▸ **Aim**: Copy out all lines in the data below containing the string "standalone".

Source code of charts:
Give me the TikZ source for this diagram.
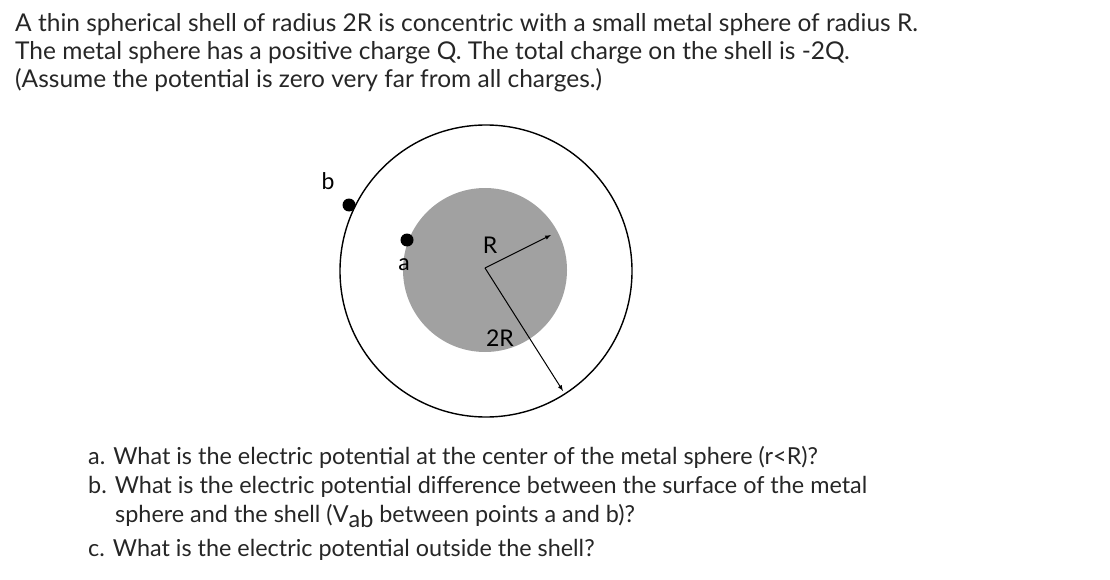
\documentclass[tikz,border=0pt]{standalone}
\usepackage{fontspec}
\setmainfont{Lato}
\begin{document}
\begin{tikzpicture}[x=1pt,y=-1pt,
  txt/.style={anchor=base west,inner sep=0pt,font=\fontsize{24.5}{28}\selectfont,text=black!85},
  txtb/.style={anchor=base west,inner sep=0pt,font=\fontsize{23.4}{28}\selectfont,text=black!85},
  lbl/.style={inner sep=0pt,font=\fontsize{23}{28}\selectfont},
  dot/.style={circle,fill=black,inner sep=0pt,minimum size=13pt},
  arr/.style={-latex,line width=1pt}]
\useasboundingbox (0,0) rectangle (1110,580);
\node[txt] (t1) at (15,32) {A thin spherical shell of radius 2R is concentric with a small metal sphere of radius R.};
\node[txt] (t2) at (15,60) {The metal sphere has a positive charge Q. The total charge on the shell is -2Q.};
\node[txt] (t3) at (15,88) {(Assume the potential is zero very far from all charges.)};
\fill[black!37] (485,270) circle (82);
\draw[line width=1.4pt] (486,271) circle (146);
\coordinate (c) at (485,268);
\coordinate (rend) at (551,235);
\coordinate (tend) at (563,391);
\draw[arr] (c) -- (rend);
\draw[arr] (c) -- (tend);
\node[dot] (b) at (349,205) {};
\node[dot] (a) at (407,240) {};
\node[lbl] (lb) at (328,181) {b};
\node[lbl] (la) at (404,265) {a};
\node[lbl] (lr) at (490,245) {R};
\node[lbl] (l2r) at (500,338) {2R};
\node[txtb] (q1) at (88,464) {a. What is the electric potential at the center of the metal sphere (r<R)?};
\node[txtb] (q2) at (88,493) {b. What is the electric potential difference between the surface of the metal};
\node[txtb] (q3) at (115,522) {sphere and the shell (V\raisebox{-5pt}{ab} between points a and b)?};
\node[txtb] (q4) at (88,556) {c. What is the electric potential outside the shell?};
\end{tikzpicture}
\end{document}
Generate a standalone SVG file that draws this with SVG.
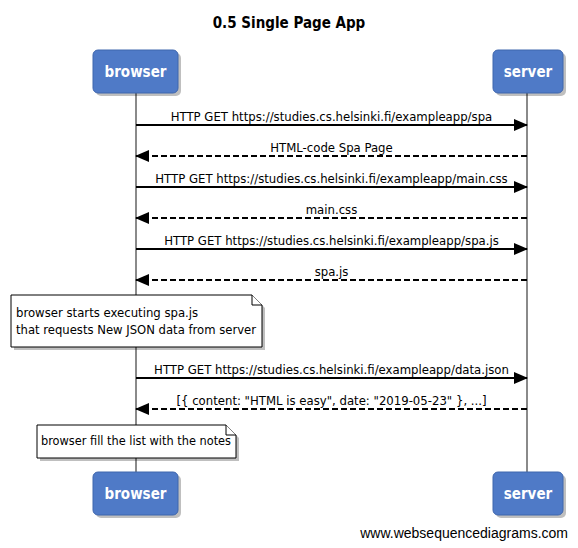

▸ **Complete output**:
\documentclass[tikz,border=0pt]{standalone}
Generate a standalone SVG file that draws this with SVG.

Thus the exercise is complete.